» **Goal of the exercise**:
Set down only the lines running from the one with "What seaborn and" to the one with "from matplotlib.ticker import MultipleLocator", both lines included, exactly as they stand, please.

--- begin Data for the task ---

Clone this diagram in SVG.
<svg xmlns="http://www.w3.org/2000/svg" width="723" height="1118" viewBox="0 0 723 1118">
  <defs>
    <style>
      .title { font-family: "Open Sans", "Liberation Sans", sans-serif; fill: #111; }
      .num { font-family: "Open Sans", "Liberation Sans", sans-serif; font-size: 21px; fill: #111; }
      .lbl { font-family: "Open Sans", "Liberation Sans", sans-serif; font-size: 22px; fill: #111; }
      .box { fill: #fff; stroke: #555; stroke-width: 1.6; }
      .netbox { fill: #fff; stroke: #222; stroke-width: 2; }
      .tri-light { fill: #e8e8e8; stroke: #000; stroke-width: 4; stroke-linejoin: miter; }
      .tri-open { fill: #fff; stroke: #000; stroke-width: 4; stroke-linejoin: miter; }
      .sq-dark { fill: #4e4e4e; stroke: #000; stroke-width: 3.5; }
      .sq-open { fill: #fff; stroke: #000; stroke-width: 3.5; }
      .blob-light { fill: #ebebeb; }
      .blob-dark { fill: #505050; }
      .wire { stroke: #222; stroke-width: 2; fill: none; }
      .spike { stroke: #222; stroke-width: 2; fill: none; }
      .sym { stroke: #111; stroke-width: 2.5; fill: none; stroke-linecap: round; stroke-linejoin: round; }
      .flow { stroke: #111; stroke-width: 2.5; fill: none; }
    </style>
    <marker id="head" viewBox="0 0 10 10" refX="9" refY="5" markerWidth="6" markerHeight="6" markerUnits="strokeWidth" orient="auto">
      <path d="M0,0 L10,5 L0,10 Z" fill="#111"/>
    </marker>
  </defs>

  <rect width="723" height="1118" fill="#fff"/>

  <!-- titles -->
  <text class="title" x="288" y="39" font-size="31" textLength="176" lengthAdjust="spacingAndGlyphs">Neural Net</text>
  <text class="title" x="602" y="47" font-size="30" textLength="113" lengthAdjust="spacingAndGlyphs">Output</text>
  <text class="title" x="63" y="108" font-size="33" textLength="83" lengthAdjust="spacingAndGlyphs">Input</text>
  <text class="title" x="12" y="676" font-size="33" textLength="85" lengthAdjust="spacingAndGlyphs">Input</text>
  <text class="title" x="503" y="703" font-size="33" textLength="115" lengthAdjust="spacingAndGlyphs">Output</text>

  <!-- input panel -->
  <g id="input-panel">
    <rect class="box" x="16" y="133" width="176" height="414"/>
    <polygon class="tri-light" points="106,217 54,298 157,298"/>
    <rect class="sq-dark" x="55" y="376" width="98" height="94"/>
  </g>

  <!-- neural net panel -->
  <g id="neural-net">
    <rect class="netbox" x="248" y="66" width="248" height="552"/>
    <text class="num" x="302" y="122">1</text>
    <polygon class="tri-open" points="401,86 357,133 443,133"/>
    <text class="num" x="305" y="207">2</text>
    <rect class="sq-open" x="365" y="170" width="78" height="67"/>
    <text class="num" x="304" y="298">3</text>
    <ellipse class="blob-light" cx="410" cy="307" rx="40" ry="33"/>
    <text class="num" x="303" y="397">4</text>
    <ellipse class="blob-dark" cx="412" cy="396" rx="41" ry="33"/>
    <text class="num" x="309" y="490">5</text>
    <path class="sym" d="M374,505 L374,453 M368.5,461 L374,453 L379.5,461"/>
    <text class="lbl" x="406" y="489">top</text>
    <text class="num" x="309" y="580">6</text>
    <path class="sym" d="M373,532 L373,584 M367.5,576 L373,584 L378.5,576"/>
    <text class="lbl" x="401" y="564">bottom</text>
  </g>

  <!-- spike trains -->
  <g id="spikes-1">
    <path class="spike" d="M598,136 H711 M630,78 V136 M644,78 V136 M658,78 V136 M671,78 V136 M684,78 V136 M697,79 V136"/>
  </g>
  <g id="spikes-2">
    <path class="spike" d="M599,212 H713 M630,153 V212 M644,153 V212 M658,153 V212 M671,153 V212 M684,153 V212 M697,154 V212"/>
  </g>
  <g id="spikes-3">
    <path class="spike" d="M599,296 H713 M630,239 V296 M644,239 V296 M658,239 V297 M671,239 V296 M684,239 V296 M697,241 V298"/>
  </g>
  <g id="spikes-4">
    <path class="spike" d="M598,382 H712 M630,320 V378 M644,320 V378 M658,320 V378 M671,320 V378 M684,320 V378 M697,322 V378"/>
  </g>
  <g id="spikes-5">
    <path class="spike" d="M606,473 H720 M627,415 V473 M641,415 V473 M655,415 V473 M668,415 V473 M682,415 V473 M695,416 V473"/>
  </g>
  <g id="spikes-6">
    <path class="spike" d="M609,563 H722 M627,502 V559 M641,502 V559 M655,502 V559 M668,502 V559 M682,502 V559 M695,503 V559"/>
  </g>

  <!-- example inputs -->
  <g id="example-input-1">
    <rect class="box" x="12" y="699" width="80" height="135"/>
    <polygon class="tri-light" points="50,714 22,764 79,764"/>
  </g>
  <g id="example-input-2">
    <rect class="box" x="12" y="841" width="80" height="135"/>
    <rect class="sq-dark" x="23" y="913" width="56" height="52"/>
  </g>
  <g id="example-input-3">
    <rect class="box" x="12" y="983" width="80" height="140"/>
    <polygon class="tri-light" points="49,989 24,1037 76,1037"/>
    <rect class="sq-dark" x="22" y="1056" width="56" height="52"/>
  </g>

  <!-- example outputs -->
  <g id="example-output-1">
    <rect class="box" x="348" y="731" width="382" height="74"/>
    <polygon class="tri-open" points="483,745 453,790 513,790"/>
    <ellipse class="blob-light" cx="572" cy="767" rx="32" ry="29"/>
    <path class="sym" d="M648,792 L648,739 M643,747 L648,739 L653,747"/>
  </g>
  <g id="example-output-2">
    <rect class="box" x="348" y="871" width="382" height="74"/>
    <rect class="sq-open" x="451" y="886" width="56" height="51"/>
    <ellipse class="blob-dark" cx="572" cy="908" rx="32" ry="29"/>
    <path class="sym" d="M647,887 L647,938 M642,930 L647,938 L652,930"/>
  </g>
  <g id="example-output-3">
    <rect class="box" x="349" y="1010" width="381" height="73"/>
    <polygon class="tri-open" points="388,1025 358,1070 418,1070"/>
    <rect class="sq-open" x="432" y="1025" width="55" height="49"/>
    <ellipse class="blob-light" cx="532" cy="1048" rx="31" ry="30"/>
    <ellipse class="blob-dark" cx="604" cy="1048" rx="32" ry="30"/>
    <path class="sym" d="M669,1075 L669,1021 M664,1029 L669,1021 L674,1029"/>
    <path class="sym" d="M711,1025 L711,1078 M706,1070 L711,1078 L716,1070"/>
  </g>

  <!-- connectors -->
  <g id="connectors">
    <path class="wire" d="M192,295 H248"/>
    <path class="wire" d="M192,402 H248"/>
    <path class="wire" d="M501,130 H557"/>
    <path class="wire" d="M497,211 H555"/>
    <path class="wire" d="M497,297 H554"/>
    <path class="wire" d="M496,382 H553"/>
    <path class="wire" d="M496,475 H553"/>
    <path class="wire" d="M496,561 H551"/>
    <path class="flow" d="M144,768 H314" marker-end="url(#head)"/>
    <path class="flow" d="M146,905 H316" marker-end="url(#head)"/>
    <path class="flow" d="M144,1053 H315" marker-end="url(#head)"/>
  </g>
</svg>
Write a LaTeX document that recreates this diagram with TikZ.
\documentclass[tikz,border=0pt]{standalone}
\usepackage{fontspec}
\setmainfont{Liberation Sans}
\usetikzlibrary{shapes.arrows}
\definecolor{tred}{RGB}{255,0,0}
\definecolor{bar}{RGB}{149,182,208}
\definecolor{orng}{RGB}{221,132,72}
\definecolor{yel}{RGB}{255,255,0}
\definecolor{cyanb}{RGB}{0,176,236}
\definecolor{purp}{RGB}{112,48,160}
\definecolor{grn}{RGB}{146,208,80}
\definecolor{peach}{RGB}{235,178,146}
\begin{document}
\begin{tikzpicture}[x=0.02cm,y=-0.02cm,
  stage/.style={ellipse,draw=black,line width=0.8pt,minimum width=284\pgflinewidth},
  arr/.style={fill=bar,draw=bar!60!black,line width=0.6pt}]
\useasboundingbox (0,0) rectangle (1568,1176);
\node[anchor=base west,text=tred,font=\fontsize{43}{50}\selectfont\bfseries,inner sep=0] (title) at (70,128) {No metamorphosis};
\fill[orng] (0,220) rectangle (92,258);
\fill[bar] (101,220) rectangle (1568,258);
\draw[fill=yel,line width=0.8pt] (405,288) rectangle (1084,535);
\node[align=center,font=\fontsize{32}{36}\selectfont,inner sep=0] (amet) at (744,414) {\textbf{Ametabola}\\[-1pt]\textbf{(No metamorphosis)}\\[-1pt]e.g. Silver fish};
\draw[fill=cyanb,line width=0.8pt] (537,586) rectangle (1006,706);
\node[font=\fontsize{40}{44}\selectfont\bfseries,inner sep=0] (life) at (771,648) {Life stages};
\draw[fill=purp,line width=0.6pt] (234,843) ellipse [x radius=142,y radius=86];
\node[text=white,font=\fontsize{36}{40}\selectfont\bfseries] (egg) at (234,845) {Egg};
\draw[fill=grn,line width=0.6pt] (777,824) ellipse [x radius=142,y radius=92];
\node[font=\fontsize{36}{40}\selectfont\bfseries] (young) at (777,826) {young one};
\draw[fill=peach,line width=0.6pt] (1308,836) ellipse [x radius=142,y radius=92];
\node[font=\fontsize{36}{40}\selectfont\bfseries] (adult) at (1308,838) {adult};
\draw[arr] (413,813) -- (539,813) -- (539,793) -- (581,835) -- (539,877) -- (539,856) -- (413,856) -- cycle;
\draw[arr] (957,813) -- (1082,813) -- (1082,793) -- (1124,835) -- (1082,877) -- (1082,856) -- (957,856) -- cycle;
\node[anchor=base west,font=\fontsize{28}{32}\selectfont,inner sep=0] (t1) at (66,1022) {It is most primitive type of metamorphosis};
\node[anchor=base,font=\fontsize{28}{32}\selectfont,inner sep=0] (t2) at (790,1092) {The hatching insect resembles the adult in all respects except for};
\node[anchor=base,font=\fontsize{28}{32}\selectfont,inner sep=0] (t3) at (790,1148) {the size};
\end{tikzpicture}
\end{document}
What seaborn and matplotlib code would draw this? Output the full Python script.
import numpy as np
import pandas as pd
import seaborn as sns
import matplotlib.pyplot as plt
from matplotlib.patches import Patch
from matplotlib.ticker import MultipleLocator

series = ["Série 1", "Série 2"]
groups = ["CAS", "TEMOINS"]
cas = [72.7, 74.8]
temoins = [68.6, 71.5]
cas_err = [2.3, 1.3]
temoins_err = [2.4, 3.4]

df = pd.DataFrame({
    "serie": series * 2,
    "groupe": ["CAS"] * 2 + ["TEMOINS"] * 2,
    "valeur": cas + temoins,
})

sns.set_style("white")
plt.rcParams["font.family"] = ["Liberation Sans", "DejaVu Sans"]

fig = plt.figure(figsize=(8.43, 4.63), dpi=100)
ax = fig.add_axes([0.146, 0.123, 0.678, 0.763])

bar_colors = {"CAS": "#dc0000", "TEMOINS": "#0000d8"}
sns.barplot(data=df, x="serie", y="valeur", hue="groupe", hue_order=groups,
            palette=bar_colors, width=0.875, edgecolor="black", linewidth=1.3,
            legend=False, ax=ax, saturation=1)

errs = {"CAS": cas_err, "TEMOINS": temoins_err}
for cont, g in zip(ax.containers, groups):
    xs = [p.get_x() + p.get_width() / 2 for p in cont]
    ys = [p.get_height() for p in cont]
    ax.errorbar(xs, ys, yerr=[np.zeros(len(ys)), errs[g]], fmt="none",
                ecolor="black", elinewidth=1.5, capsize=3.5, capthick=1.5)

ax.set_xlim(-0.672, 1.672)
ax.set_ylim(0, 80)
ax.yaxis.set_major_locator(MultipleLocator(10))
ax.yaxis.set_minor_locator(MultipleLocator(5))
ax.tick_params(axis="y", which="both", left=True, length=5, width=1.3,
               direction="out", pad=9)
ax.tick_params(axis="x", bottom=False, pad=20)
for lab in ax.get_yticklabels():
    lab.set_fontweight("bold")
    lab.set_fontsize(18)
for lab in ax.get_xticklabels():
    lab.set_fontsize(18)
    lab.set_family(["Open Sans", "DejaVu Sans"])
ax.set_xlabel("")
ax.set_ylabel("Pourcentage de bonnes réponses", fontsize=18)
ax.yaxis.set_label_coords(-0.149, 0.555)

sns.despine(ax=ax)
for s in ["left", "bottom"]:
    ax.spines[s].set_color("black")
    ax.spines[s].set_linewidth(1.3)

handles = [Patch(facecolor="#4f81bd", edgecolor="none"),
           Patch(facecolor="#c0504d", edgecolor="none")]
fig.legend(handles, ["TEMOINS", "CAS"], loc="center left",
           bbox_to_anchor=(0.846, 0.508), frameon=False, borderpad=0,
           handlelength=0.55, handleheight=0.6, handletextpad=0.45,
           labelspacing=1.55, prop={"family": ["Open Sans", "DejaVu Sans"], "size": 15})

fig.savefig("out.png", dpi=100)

--- end Data for the task ---

» **Correct answer**:
What seaborn and matplotlib code would draw this? Output the full Python script.
import numpy as np
import pandas as pd
import seaborn as sns
import matplotlib.pyplot as plt
from matplotlib.patches import Patch
from matplotlib.ticker import MultipleLocator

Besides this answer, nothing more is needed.